▶ **DIRECTION**
Give the data below again, word for word.

▶ **SUPPLIED INFORMATION**
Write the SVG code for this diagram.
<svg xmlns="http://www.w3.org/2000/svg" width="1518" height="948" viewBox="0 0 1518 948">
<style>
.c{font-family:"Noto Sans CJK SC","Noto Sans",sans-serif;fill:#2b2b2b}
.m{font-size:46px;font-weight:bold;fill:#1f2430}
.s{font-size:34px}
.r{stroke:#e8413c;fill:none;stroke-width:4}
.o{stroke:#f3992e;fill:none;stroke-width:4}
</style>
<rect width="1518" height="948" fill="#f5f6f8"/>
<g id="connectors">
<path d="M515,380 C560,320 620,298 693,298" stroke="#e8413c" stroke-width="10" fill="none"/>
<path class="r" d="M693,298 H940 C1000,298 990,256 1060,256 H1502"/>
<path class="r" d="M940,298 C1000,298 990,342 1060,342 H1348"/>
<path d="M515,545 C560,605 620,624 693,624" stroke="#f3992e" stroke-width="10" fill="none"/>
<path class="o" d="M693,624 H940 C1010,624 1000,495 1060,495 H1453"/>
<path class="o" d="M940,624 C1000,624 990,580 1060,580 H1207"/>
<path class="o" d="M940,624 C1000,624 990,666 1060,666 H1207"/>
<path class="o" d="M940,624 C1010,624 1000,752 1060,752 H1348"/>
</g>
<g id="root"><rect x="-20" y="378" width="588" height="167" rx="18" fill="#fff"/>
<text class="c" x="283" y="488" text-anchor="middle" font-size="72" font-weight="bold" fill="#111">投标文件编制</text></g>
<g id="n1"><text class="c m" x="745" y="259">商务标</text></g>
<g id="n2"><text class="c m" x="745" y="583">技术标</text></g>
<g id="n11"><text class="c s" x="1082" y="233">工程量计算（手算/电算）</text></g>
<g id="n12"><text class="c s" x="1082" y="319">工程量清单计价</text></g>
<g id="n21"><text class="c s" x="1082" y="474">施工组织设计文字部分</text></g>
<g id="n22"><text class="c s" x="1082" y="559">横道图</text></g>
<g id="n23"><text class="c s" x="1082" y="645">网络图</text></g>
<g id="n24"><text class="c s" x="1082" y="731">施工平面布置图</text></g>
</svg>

▶ **RESULT OF THIS EXERCISE**
Write the SVG code for this diagram.
<svg xmlns="http://www.w3.org/2000/svg" width="1518" height="948" viewBox="0 0 1518 948">
<style>
.c{font-family:"Noto Sans CJK SC","Noto Sans",sans-serif;fill:#2b2b2b}
.m{font-size:46px;font-weight:bold;fill:#1f2430}
.s{font-size:34px}
.r{stroke:#e8413c;fill:none;stroke-width:4}
.o{stroke:#f3992e;fill:none;stroke-width:4}
</style>
<rect width="1518" height="948" fill="#f5f6f8"/>
<g id="connectors">
<path d="M515,380 C560,320 620,298 693,298" stroke="#e8413c" stroke-width="10" fill="none"/>
<path class="r" d="M693,298 H940 C1000,298 990,256 1060,256 H1502"/>
<path class="r" d="M940,298 C1000,298 990,342 1060,342 H1348"/>
<path d="M515,545 C560,605 620,624 693,624" stroke="#f3992e" stroke-width="10" fill="none"/>
<path class="o" d="M693,624 H940 C1010,624 1000,495 1060,495 H1453"/>
<path class="o" d="M940,624 C1000,624 990,580 1060,580 H1207"/>
<path class="o" d="M940,624 C1000,624 990,666 1060,666 H1207"/>
<path class="o" d="M940,624 C1010,624 1000,752 1060,752 H1348"/>
</g>
<g id="root"><rect x="-20" y="378" width="588" height="167" rx="18" fill="#fff"/>
<text class="c" x="283" y="488" text-anchor="middle" font-size="72" font-weight="bold" fill="#111">投标文件编制</text></g>
<g id="n1"><text class="c m" x="745" y="259">商务标</text></g>
<g id="n2"><text class="c m" x="745" y="583">技术标</text></g>
<g id="n11"><text class="c s" x="1082" y="233">工程量计算（手算/电算）</text></g>
<g id="n12"><text class="c s" x="1082" y="319">工程量清单计价</text></g>
<g id="n21"><text class="c s" x="1082" y="474">施工组织设计文字部分</text></g>
<g id="n22"><text class="c s" x="1082" y="559">横道图</text></g>
<g id="n23"><text class="c s" x="1082" y="645">网络图</text></g>
<g id="n24"><text class="c s" x="1082" y="731">施工平面布置图</text></g>
</svg>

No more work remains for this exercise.